Lost in Translation

Pedro Carolino thought he was doing the world a favor in 1883 when he published English As She Is Spoke, ostensibly a Portuguese-English phrasebook. The trouble is that Carolino didn’t speak English — apparently he had taken an existing Portuguese-French phrasebook and mechanically translated the French to English using a dictionary, assuming that this would produce proper English. It didn’t:

It must to get in the corn.
He burns one’s self the brains.
He not tooks so near.
He make to weep the room.
I should eat a piece of some thing.
I took off him of perplexity.
I dead myself in envy to see her.
The sun glisten?
The thunderbolt is falling down.
Whole to agree one’s perfectly.
Yours parents does exist yet?

A dialogue with a bookseller:

What is there in new’s litterature?
Little or almost nothing, it not appears any thing of note.
And yet one imprint many deal.
That is true; but what it is imprinted. Some news papers, pamphlets, and others ephemiral pieces: here is.
But why, you and another book seller, you does not to imprint some good works?
There is a reason for that, it is that you canot to sell its.
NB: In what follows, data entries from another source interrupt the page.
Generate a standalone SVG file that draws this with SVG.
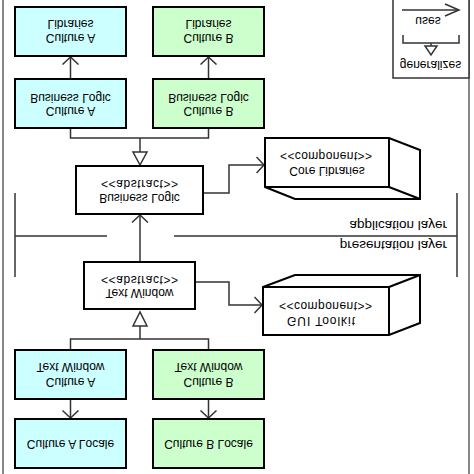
<svg xmlns="http://www.w3.org/2000/svg" width="474" height="474" viewBox="0 0 474 474">
<style>
.box{stroke:#000;stroke-width:2}
.a{fill:#ccffff}
.b{fill:#ccffcc}
.w{fill:#fff}
.t{font-family:"Liberation Sans",Arial,sans-serif;font-size:12px;fill:#000;text-anchor:middle}
.lt{font-family:"Liberation Sans",Arial,sans-serif;font-size:13.5px;fill:#000;text-anchor:end}
.gt{font-family:"Liberation Sans",Arial,sans-serif;font-size:12px;fill:#000;text-anchor:middle}
.c{fill:none;stroke:#333;stroke-width:1.5}
.tri{fill:#fff;stroke:#333;stroke-width:1.5}
.frame{stroke:#888;stroke-width:2;fill:none}
</style>
<defs>
<marker id="open" markerUnits="userSpaceOnUse" markerWidth="10" markerHeight="18" viewBox="0 0 10 18" refX="8" refY="9" orient="auto">
<path d="M0.5,1 L8,9 L0.5,17" fill="none" stroke="#333" stroke-width="1.5"/>
</marker>
</defs>
<rect width="474" height="474" fill="#fff"/>
<line class="frame" x1="3" y1="0" x2="3" y2="474"/>
<line class="frame" x1="469" y1="0" x2="469" y2="474"/>

<g id="legend">
<rect x="393" y="-2" width="76" height="80" fill="#fff" stroke="#333" stroke-width="1.5"/>
<line class="c" x1="402" y1="10" x2="458" y2="10"/>
<polyline class="c" points="445,4 459,10 445,16"/>
<text class="gt" transform="matrix(1 0 0 -1 428 17)">uses</text>
<polyline class="c" points="403,35 403,43 459,43 459,35"/>
<line class="c" x1="431" y1="43" x2="431" y2="46"/>
<polygon class="tri" points="425,46 437,46 431,55"/>
<text class="gt" transform="matrix(1 0 0 -1 430.5 60.5)">generalizes</text>
</g>

<g id="layers">
<line class="c" x1="15" y1="236" x2="107" y2="236"/>
<line class="c" x1="174" y1="236" x2="457" y2="236"/>
<line class="c" x1="15" y1="193" x2="15" y2="277"/>
<line class="c" x1="457" y1="193" x2="457" y2="277"/>
<text class="lt" transform="matrix(1 0 0 -1 447 221)">application layer</text>
<text class="lt" transform="matrix(1 0 0 -1 447 241)">presentation layer</text>
</g>

<g id="connectors">
<line class="c" x1="70.5" y1="79" x2="70.5" y2="57" marker-end="url(#open)"/>
<line class="c" x1="208.5" y1="79" x2="208.5" y2="57" marker-end="url(#open)"/>
<polyline class="c" points="70.5,128 70.5,138 208.5,138 208.5,128"/>
<line class="c" x1="140" y1="138" x2="140" y2="152"/>
<polygon class="tri" points="133,152 147,152 140,165"/>
<polyline class="c" points="203,193 229,193 229,165 264,165" marker-end="url(#open)"/>
<line class="c" x1="140" y1="262" x2="140" y2="215" marker-end="url(#open)"/>
<polyline class="c" points="195,282 229,282 229,305 262,305" marker-end="url(#open)"/>
<polygon class="tri" points="133,326 147,326 140,312"/>
<line class="c" x1="140" y1="326" x2="140" y2="339"/>
<polyline class="c" points="70.5,350 70.5,339 208.5,339 208.5,350"/>
<line class="c" x1="70.5" y1="399" x2="70.5" y2="418" marker-end="url(#open)"/>
<line class="c" x1="208.5" y1="399" x2="208.5" y2="418" marker-end="url(#open)"/>
</g>

<g id="libA">
<rect class="box a" x="15" y="7" width="111" height="49"/>
<text class="t" transform="matrix(1 0 0 -1 70.5 19.5)">Libraries</text>
<text class="t" transform="matrix(1 0 0 -1 70.5 34)">Culture A</text>
</g>
<g id="libB">
<rect class="box b" x="153" y="7" width="111" height="49"/>
<text class="t" transform="matrix(1 0 0 -1 208.5 19.5)">Libraries</text>
<text class="t" transform="matrix(1 0 0 -1 208.5 34)">Culture B</text>
</g>
<g id="blA">
<rect class="box a" x="15" y="79" width="111" height="49"/>
<text class="t" transform="matrix(1 0 0 -1 70.5 94)">Business Logic</text>
<text class="t" transform="matrix(1 0 0 -1 70.5 107)">Culture A</text>
</g>
<g id="blB">
<rect class="box b" x="153" y="79" width="111" height="49"/>
<text class="t" transform="matrix(1 0 0 -1 208.5 94)">Business Logic</text>
<text class="t" transform="matrix(1 0 0 -1 208.5 107)">Culture B</text>
</g>
<g id="blAbstract">
<rect class="box w" x="76" y="166" width="127" height="48"/>
<text class="t" transform="matrix(1 0 0 -1 139.5 180)" textLength="77" lengthAdjust="spacing">&lt;&lt;abstract&gt;&gt;</text>
<text class="t" transform="matrix(1 0 0 -1 139.5 194)">Business Logic</text>
</g>
<g id="coreLib">
<polygon class="box w" points="265,138 389,138 420,150 420,199 295,199 265,187"/>
<polyline class="box" fill="none" points="265,187 389,187 389,138"/>
<line class="box" x1="389" y1="187" x2="420" y2="199"/>
<text class="t" transform="matrix(1 0 0 -1 326 152)" textLength="92" lengthAdjust="spacing">&lt;&lt;component&gt;&gt;</text>
<text class="t" transform="matrix(1 0 0 -1 327 167)">Core Libraries</text>
</g>
<g id="twAbstract">
<rect class="box w" x="84" y="262" width="111" height="47"/>
<text class="t" transform="matrix(1 0 0 -1 139.5 275.5)" textLength="77" lengthAdjust="spacing">&lt;&lt;abstract&gt;&gt;</text>
<text class="t" transform="matrix(1 0 0 -1 139.5 289)">Text Window</text>
</g>
<g id="gui">
<polygon class="box w" points="295,275 420,275 420,323 389,335 263,335 263,287"/>
<polyline class="box" fill="none" points="263,287 389,287 389,335"/>
<line class="box" x1="389" y1="287" x2="420" y2="275"/>
<text class="t" transform="matrix(1 0 0 -1 325.5 301.5)" textLength="93" lengthAdjust="spacing">&lt;&lt;component&gt;&gt;</text>
<text class="t" transform="matrix(1 0 0 -1 321 317)" textLength="68" lengthAdjust="spacing">GUI Toolkit</text>
</g>
<g id="twA">
<rect class="box a" x="15" y="350" width="111" height="49"/>
<text class="t" transform="matrix(1 0 0 -1 70.5 363)">Text Window</text>
<text class="t" transform="matrix(1 0 0 -1 70.5 378)">Culture A</text>
</g>
<g id="twB">
<rect class="box b" x="153" y="350" width="111" height="49"/>
<text class="t" transform="matrix(1 0 0 -1 208.5 363)">Text Window</text>
<text class="t" transform="matrix(1 0 0 -1 208.5 378)">Culture B</text>
</g>
<g id="locA">
<rect class="box a" x="15" y="419" width="111" height="49"/>
<text class="t" transform="matrix(1 0 0 -1 70.5 440)">Culture A Locale</text>
</g>
<g id="locB">
<rect class="box b" x="153" y="419" width="111" height="49"/>
<text class="t" transform="matrix(1 0 0 -1 208.5 440)">Culture B Locale</text>
</g>
</svg>
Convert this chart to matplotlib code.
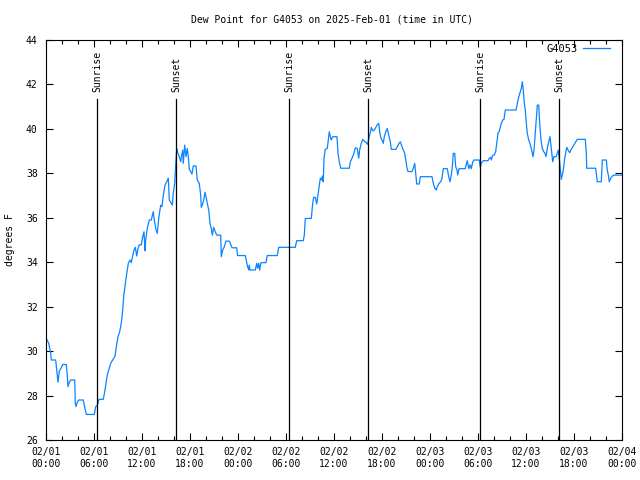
import matplotlib
matplotlib.use("Agg")
import matplotlib.pyplot as plt
import matplotlib.transforms as mtransforms
from matplotlib.ticker import MultipleLocator

# hours since 2025-02-01 00:00 UTC
hours = [
    0.09, 0.34, 0.59, 0.66, 1.21, 1.34, 1.5, 1.66, 1.91, 2.09, 2.54, 2.66, 2.75, 2.91,
    3.09, 3.59, 3.66, 3.75, 3.91, 4.09, 4.66, 4.84, 5.04, 6.04, 6.21, 6.41, 6.63, 7.16,
    7.34, 7.5, 7.66, 7.88, 8.09, 8.34, 8.63, 8.79, 9.0, 9.21, 9.41, 9.59, 9.71, 9.84,
    10.0, 10.16, 10.29, 10.5, 10.66, 10.84, 11.0, 11.16, 11.34, 11.5, 11.66, 11.91,
    12.09, 12.25, 12.375, 12.46, 12.66, 12.91, 13.16, 13.41, 13.54, 13.75, 13.91, 14.09,
    14.34, 14.5, 14.66, 14.875, 15.09, 15.29, 15.41, 15.625, 15.79, 15.91, 16.09, 16.21,
    16.34, 16.46, 16.66, 16.84, 16.96, 17.09, 17.16, 17.34, 17.5, 17.66, 17.79, 17.91,
    18.09, 18.25, 18.41, 18.75, 18.91, 19.16, 19.34, 19.41, 19.59, 19.75, 19.875, 20.0,
    20.16, 20.34, 20.5, 20.66, 20.79, 20.96, 21.16, 21.34, 21.84, 21.91, 22.09, 22.29,
    22.5, 22.91, 23.09, 23.25, 23.84, 23.94, 24.91, 25.09, 25.21, 25.34, 25.41, 25.5,
    26.16, 26.34, 26.46, 26.59, 26.71, 26.875, 27.5, 27.66, 28.91, 29.09, 31.16, 31.34,
    32.16, 32.29, 32.41, 33.16, 33.34, 33.46, 33.66, 33.84, 34.0, 34.16, 34.29, 34.46,
    34.54, 34.66, 34.75, 34.91, 35.16, 35.29, 35.41, 35.54, 35.66, 35.84, 36.375, 36.5,
    36.66, 36.84, 37.91, 38.04, 38.25, 38.5, 38.66, 38.91, 39.09, 39.21, 39.41, 39.59,
    39.79, 40.04, 40.21, 40.34, 40.54, 40.66, 40.84, 41.0, 41.16, 41.375, 41.59, 41.71,
    41.875, 42.04, 42.16, 42.29, 42.5, 42.66, 42.84, 43.04, 43.16, 43.75, 43.91, 44.125,
    44.29, 44.5, 44.66, 44.84, 45.0, 45.125, 45.25, 45.75, 45.91, 46.09, 46.25, 46.34,
    46.66, 46.79, 48.25, 48.41, 48.59, 48.79, 48.91, 49.125, 49.34, 49.5, 49.66, 50.16,
    50.34, 50.5, 50.66, 50.79, 50.91, 51.09, 51.21, 51.375, 51.46, 51.625, 52.41, 52.54,
    52.66, 52.84, 53.0, 53.16, 53.34, 53.5, 54.16, 54.29, 54.41, 54.66, 55.25, 55.41,
    55.59, 55.66, 55.84, 56.04, 56.21, 56.34, 56.5, 56.625, 56.75, 56.91, 57.09, 57.25,
    57.41, 58.75, 58.875, 59.0, 59.16, 59.29, 59.41, 59.54, 59.66, 59.79, 59.91, 60.0,
    60.16, 60.34, 60.5, 60.66, 60.875, 61.0, 61.16, 61.34, 61.41, 61.59, 61.71, 61.875,
    62.04, 62.21, 62.375, 62.5, 62.66, 62.84, 63.0, 63.16, 63.34, 63.5, 63.75, 63.91,
    64.04, 64.125, 64.25, 64.41, 64.59, 64.71, 64.84, 65.0, 65.09, 65.25, 65.46, 65.66,
    65.91, 66.16, 66.41, 67.41, 67.54, 67.59, 68.71, 68.84, 68.91, 69.41, 69.54, 70.04,
    70.16, 70.29, 70.41, 70.59, 70.79, 71.0, 71.91,
]
dew_point = [
    30.53, 30.35, 29.9, 29.6, 29.6, 29.15, 28.6, 29.1, 29.25, 29.4, 29.4, 28.9, 28.4, 28.6,
    28.7, 28.7, 27.65, 27.5, 27.7, 27.8, 27.8, 27.47, 27.15, 27.15, 27.5, 27.55, 27.83, 27.83,
    28.17, 28.55, 28.93, 29.2, 29.45, 29.6, 29.78, 30.2, 30.65, 30.87, 31.25, 31.85, 32.45, 32.82,
    33.27, 33.65, 33.95, 34.1, 33.98, 34.3, 34.55, 34.67, 34.28, 34.63, 34.78, 34.78,
    35.15, 35.37, 34.52, 35.0, 35.52, 35.9, 35.9, 36.28, 35.9, 35.45, 35.3, 35.97,
    36.57, 36.5, 37.0, 37.47, 37.62, 37.78, 36.8, 36.68, 36.57, 37.1, 37.55, 38.37,
    39.12, 38.93, 38.75, 38.52, 38.83, 39.05, 38.45, 39.27, 38.75, 39.12, 38.75, 38.18,
    38.08, 37.97, 38.33, 38.33, 37.7, 37.55, 37.0, 36.47, 36.62, 36.87, 37.15, 36.95,
    36.65, 36.35, 35.75, 35.52, 35.22, 35.57, 35.37, 35.22, 35.22, 34.25, 34.55, 34.7,
    34.95, 34.95, 34.81, 34.65, 34.65, 34.3, 34.3, 33.98, 33.8, 33.65, 33.87, 33.65,
    33.65, 33.95, 33.73, 33.95, 33.65, 33.98, 33.98, 34.3, 34.3, 34.67, 34.67, 34.97,
    34.97, 35.22, 35.97, 35.97, 36.65, 36.92, 36.92, 36.62, 37.02, 37.4, 37.78, 37.7,
    37.88, 37.62, 38.68, 39.08, 39.12, 39.53, 39.87, 39.65, 39.5, 39.65, 39.65, 38.9,
    38.52, 38.23, 38.23, 38.52, 38.68, 38.9, 39.15, 39.12, 38.68, 39.05, 39.35, 39.53,
    39.45, 39.38, 39.3, 39.57, 39.83, 40.07, 39.92, 39.92, 40.02, 40.17, 40.25, 39.87,
    39.57, 39.47, 39.35, 39.65, 39.9, 40.02, 39.72, 39.42, 39.08, 39.08, 39.2, 39.35,
    39.42, 39.2, 39.05, 38.9, 38.52, 38.23, 38.08, 38.08, 38.23, 38.45, 37.85, 37.52,
    37.52, 37.85, 37.85, 37.55, 37.33, 37.25, 37.4, 37.55, 37.62, 37.78, 38.21, 38.21,
    37.85, 37.62, 37.92, 38.3, 38.9, 38.9, 38.3, 38.15, 37.92, 38.21, 38.21, 38.42,
    38.57, 38.21, 38.38, 38.21, 38.52, 38.6, 38.6, 38.27, 38.45, 38.57, 38.57, 38.68,
    38.72, 38.6, 38.82, 38.82, 38.98, 39.35, 39.8, 39.87, 40.02, 40.25, 40.4, 40.43,
    40.85, 40.85, 41.07, 41.3, 41.52, 41.67, 41.82, 42.12, 41.75, 41.15, 40.85, 40.4,
    39.8, 39.5, 39.35, 39.12, 38.75, 39.05, 39.8, 40.7, 41.07, 41.07, 40.25, 39.5,
    39.12, 38.98, 38.9, 38.75, 39.12, 39.42, 39.65, 39.12, 38.52, 38.75, 38.75, 38.9,
    39.05, 38.75, 38.37, 37.73, 38.0, 38.3, 38.68, 38.98, 39.17, 39.05, 38.93, 39.08,
    39.23, 39.38, 39.53, 39.53, 38.9, 38.23, 38.23, 37.85, 37.62, 37.62, 38.6, 38.6,
    38.15, 37.92, 37.62, 37.78, 37.88, 37.92, 37.92,
]

sun_hours = [6.42, 16.29, 30.42, 40.29, 54.29, 64.17]
sun_labels = ["Sunrise", "Sunset", "Sunrise", "Sunset", "Sunrise", "Sunset"]

tick_hours = list(range(0, 73, 6))
tick_labels = ["02/01\n00:00", "02/01\n06:00", "02/01\n12:00", "02/01\n18:00",
               "02/02\n00:00", "02/02\n06:00", "02/02\n12:00", "02/02\n18:00",
               "02/03\n00:00", "02/03\n06:00", "02/03\n12:00", "02/03\n18:00",
               "02/04\n00:00"]

plt.rcParams["font.family"] = "DejaVu Sans Mono"
plt.rcParams["font.size"] = 7

fig = plt.figure(figsize=(6.4, 4.8), dpi=100)
ax = fig.add_axes([46 / 640, 40 / 480, 576 / 640, 400 / 480])

ax.plot(hours, dew_point, color="#0a84ff", lw=0.9, label="G4053")

# sunrise / sunset markers
trans = mtransforms.blended_transform_factory(ax.transData, ax.transAxes)
for h, lab in zip(sun_hours, sun_labels):
    ax.axvline(h, ymin=0, ymax=0.8525, color="black", lw=0.9)
    ax.text(h, 0.87, lab, rotation=90, ha="center", va="bottom",
            transform=trans, fontsize=7)

ax.set_xlim(0, 72)
ax.set_ylim(26, 44)
ax.set_xticks(tick_hours)
ax.set_xticklabels(tick_labels)
ax.xaxis.set_minor_locator(MultipleLocator(2))
ax.set_yticks(range(26, 45, 2))

ax.tick_params(which="both", direction="in", top=True, right=True, labelsize=7)
ax.tick_params(which="major", length=5, width=0.8)
ax.tick_params(which="minor", length=3, width=0.8)
ax.tick_params(axis="x", pad=5)
ax.tick_params(axis="y", pad=6)
for s in ax.spines.values():
    s.set_linewidth(0.8)

ax.legend(loc="upper right", bbox_to_anchor=(0.988, 1.004), frameon=False,
          markerfirst=False, handlelength=2.6, fontsize=7.5,
          borderaxespad=0.1, handletextpad=0.5)

fig.text(332 / 640, 1 - 20 / 480, "Dew Point for G4053 on 2025-Feb-01 (time in UTC)",
         ha="center", va="center", fontsize=7)
fig.text(10 / 640, 0.5, "degrees F", rotation=90, ha="center", va="center", fontsize=7)

fig.savefig("out.png", dpi=100)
The actual-liking of the public is depraved they does not read who for to amuse one’s self ant but to instruct one’s.
But the letter’s men who cultivate the arts and the sciences they can’t to pass without the books.
A little learneds are happies enough for to may to satisfy their fancies on the literature.

An anecdote:

One eyed was laied against a man which had good eyes that he saw better than him. The party was accepted. “I had gain, over said the one eyed; why I see you two eyes, and you not look me who one.”

Proverbs:

The walls have hearsay.
Nothing some money, nothing of Swiss.
He has a good beak.
The dress don’t make the monk.
They shurt him the doar in the face.
Every where the stones are hards.
Burn the politeness.
To live in a small cleanness point.
To craunch the marmoset.

Mark Twain wrote, “In this world of uncertainties, there is, at any rate, one thing which may be pretty confidently set down as a certainty: and that is, that this celebrated little phrase-book will never die while the English language lasts. … Whatsoever is perfect in its kind, in literature, is imperishable: nobody can add to the absurdity of this book, nobody can imitate it successfully, nobody can hope to produce its fellow; it is perfect, it must and will stand alone: its immortality is secure.”